Problem description: Please copy out exactly, and only, the lines between the line with "Give me the React, TypeScript" and the line with "import * as", both included. Pictures are to be omitted.

_ _ _ _ _ _ _

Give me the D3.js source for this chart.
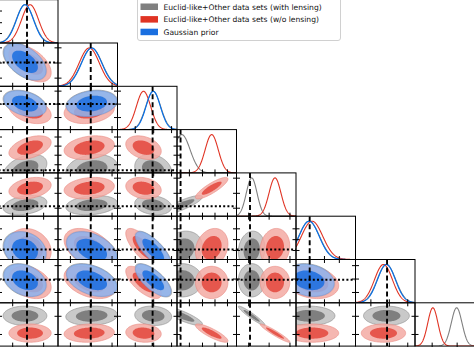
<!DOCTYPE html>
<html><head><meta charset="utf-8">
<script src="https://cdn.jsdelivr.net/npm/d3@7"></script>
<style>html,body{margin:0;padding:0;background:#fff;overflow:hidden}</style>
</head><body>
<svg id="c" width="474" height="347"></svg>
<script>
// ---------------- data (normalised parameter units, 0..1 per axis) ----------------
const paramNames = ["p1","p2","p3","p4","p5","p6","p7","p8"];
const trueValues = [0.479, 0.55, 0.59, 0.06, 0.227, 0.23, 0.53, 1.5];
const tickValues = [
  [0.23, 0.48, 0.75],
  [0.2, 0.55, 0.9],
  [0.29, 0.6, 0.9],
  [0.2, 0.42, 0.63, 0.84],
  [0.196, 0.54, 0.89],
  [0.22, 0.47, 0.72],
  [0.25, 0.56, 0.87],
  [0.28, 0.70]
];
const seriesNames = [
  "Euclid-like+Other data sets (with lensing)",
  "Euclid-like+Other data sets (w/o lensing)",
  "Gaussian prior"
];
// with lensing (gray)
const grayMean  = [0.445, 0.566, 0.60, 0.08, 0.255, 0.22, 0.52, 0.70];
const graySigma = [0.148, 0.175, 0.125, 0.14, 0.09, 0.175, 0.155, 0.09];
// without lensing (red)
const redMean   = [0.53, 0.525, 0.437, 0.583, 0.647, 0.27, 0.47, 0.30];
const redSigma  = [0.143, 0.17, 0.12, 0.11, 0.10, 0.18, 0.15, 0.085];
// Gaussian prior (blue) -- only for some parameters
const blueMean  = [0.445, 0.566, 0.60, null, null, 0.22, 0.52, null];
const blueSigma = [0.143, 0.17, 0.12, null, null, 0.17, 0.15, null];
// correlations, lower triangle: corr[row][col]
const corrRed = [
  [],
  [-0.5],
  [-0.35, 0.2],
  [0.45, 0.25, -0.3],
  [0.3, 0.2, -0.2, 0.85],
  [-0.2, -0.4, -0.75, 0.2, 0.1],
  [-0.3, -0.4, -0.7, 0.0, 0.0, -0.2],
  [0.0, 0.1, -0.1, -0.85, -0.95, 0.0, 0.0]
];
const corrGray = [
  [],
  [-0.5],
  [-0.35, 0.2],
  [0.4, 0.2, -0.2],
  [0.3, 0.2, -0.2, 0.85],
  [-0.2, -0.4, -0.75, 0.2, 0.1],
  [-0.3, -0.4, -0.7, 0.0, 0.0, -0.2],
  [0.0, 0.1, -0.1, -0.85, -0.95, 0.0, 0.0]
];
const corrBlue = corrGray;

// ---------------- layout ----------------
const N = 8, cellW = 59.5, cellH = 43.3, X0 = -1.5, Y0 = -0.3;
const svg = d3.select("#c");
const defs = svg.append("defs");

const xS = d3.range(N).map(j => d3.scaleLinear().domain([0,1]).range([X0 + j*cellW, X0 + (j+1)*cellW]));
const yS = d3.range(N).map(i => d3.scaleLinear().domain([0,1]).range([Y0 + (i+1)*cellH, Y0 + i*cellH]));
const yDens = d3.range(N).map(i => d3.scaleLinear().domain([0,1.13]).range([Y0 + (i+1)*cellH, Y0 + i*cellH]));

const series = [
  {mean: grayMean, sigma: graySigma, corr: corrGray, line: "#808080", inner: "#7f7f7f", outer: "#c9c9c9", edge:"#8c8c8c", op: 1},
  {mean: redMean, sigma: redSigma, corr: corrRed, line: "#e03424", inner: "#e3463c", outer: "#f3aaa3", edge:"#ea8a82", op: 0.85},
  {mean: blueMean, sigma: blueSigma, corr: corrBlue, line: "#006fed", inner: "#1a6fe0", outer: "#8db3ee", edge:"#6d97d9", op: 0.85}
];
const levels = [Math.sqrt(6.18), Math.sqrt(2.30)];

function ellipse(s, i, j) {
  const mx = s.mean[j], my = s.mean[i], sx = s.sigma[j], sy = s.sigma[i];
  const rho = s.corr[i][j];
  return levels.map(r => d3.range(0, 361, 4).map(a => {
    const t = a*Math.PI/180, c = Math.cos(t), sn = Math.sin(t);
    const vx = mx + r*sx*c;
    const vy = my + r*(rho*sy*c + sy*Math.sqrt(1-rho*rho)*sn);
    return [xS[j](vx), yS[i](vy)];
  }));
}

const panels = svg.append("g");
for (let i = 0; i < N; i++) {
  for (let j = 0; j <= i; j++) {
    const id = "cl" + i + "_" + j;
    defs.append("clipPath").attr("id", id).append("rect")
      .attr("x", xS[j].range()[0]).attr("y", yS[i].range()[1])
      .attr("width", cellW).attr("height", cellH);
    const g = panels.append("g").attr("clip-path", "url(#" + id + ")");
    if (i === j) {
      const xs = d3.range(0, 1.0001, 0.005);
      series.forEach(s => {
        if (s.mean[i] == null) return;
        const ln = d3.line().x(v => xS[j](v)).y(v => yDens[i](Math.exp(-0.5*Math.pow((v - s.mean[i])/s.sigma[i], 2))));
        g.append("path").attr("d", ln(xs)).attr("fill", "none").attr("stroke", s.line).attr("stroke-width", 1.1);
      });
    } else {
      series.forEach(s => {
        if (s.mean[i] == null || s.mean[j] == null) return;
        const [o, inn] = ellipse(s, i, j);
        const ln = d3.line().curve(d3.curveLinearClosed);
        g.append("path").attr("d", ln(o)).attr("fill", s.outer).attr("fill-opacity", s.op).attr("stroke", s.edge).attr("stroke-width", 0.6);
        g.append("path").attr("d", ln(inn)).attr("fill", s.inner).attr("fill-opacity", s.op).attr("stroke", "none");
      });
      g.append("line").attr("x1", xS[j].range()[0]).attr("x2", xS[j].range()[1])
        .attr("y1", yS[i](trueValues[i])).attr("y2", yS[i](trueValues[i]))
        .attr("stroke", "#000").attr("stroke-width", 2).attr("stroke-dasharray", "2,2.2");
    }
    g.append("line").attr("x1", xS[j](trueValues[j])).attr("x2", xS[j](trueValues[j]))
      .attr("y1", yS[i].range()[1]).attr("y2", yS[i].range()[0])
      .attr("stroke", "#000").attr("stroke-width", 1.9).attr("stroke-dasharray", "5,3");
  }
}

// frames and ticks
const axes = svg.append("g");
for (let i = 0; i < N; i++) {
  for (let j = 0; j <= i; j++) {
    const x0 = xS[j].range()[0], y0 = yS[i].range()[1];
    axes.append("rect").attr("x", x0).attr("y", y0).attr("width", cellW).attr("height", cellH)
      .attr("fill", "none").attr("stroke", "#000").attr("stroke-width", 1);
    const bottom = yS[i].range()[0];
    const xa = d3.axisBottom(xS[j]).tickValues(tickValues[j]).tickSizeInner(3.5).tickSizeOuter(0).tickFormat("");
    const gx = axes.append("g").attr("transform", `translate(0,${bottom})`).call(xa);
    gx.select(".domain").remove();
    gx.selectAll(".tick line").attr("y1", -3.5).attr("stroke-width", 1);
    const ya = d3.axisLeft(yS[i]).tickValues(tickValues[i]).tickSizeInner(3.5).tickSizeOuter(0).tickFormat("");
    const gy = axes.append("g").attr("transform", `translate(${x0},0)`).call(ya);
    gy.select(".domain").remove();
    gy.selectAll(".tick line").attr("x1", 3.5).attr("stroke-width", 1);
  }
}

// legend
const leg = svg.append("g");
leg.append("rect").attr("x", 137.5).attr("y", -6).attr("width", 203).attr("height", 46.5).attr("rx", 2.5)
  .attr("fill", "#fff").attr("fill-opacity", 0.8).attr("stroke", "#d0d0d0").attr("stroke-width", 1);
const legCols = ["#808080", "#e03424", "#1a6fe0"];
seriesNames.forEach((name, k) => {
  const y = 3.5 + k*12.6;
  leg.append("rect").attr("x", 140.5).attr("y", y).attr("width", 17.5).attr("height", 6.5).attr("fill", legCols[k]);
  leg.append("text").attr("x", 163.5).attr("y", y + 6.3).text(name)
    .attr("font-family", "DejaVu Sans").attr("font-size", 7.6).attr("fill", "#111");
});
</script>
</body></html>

_ _ _ _ _ _ _

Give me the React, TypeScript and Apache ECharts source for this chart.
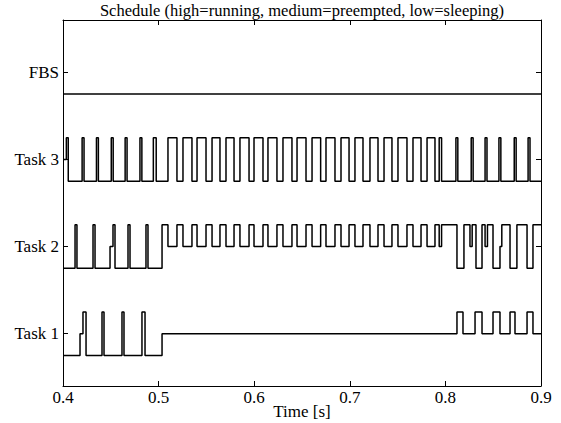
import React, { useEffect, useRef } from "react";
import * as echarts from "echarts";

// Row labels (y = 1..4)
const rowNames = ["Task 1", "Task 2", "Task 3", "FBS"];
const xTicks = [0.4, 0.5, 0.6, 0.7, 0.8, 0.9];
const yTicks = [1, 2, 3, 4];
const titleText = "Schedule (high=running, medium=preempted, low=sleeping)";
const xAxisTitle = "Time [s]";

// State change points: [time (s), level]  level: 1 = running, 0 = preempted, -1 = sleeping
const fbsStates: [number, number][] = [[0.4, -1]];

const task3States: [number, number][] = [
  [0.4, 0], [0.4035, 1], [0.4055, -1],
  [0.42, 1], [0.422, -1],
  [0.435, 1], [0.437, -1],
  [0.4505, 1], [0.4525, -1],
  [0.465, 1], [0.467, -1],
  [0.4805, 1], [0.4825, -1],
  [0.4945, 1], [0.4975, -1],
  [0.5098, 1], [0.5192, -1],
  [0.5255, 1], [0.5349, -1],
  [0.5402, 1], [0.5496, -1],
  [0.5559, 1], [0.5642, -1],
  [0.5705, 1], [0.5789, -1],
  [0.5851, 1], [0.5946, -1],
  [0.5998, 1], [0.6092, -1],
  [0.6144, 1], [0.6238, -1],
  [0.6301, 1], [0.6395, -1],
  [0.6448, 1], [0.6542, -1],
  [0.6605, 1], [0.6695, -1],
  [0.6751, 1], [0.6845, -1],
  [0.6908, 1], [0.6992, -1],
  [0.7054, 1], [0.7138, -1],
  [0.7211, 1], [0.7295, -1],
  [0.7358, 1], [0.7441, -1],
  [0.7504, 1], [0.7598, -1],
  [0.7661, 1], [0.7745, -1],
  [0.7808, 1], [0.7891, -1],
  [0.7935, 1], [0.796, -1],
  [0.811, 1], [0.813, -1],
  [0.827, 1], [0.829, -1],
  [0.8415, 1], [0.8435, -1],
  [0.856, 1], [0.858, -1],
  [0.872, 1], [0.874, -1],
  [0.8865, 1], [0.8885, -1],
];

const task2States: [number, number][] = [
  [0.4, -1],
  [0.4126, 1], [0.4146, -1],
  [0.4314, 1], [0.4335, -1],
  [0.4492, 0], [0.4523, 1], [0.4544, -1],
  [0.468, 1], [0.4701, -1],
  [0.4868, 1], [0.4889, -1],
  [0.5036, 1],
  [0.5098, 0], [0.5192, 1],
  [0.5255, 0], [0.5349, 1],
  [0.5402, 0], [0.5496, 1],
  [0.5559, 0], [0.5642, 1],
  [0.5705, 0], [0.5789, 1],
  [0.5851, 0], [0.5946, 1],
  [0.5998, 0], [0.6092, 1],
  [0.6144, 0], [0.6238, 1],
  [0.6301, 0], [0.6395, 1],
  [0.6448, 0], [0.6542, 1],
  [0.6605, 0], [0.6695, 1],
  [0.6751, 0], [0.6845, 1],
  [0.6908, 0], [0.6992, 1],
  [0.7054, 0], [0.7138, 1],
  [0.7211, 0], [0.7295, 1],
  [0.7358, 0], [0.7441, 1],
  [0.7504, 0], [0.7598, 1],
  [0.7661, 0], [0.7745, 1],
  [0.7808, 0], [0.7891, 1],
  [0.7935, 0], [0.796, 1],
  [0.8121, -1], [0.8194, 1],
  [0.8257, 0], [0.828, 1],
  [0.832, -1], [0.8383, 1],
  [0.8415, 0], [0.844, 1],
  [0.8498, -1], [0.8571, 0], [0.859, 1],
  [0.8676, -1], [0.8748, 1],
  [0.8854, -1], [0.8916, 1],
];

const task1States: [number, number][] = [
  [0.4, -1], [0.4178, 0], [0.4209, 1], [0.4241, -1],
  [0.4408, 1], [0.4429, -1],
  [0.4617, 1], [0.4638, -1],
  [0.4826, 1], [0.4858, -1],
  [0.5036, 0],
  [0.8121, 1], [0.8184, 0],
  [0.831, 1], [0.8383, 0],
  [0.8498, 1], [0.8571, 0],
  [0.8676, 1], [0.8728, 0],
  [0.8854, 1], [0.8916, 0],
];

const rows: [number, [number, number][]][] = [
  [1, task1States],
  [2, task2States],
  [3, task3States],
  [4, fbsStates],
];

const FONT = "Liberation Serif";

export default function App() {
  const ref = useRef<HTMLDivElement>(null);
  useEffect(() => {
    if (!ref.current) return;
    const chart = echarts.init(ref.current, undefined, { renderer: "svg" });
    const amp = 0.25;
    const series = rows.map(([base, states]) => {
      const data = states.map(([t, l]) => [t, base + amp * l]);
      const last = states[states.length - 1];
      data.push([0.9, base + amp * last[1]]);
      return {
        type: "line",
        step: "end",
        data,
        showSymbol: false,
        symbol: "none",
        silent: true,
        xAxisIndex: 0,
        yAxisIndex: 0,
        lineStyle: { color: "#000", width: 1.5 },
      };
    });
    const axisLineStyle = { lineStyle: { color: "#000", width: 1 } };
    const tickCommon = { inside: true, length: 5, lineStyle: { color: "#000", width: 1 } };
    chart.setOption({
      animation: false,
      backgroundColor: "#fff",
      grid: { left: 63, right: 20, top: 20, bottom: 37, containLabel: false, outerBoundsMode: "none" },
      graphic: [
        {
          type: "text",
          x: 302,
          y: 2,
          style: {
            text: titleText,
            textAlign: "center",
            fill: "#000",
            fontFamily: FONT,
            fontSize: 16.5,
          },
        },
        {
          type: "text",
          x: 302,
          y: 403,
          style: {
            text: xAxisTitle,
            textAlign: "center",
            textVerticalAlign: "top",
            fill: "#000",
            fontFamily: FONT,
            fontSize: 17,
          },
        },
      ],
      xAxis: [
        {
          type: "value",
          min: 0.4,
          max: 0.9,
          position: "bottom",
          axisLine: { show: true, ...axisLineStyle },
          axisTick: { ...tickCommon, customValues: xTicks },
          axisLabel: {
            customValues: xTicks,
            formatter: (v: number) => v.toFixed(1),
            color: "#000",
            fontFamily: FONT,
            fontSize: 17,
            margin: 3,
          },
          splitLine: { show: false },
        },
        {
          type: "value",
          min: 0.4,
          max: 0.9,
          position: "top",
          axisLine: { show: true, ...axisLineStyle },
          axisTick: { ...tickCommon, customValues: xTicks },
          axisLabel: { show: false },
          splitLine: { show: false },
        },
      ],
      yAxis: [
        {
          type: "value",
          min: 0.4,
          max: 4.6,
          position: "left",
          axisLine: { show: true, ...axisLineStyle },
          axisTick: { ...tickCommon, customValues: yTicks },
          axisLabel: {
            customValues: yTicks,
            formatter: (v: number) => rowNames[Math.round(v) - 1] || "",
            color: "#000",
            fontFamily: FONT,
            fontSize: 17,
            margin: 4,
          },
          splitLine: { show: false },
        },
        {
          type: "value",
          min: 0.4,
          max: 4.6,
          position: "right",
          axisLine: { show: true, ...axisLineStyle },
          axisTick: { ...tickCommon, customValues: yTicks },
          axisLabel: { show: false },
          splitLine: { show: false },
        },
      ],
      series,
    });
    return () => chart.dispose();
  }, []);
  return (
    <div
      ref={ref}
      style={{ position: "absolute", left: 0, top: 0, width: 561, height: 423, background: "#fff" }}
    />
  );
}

_ _ _ _ _ _ _

Output of the task:
Give me the React, TypeScript and Apache ECharts source for this chart.
import React, { useEffect, useRef } from "react";
import * as echarts from "echarts";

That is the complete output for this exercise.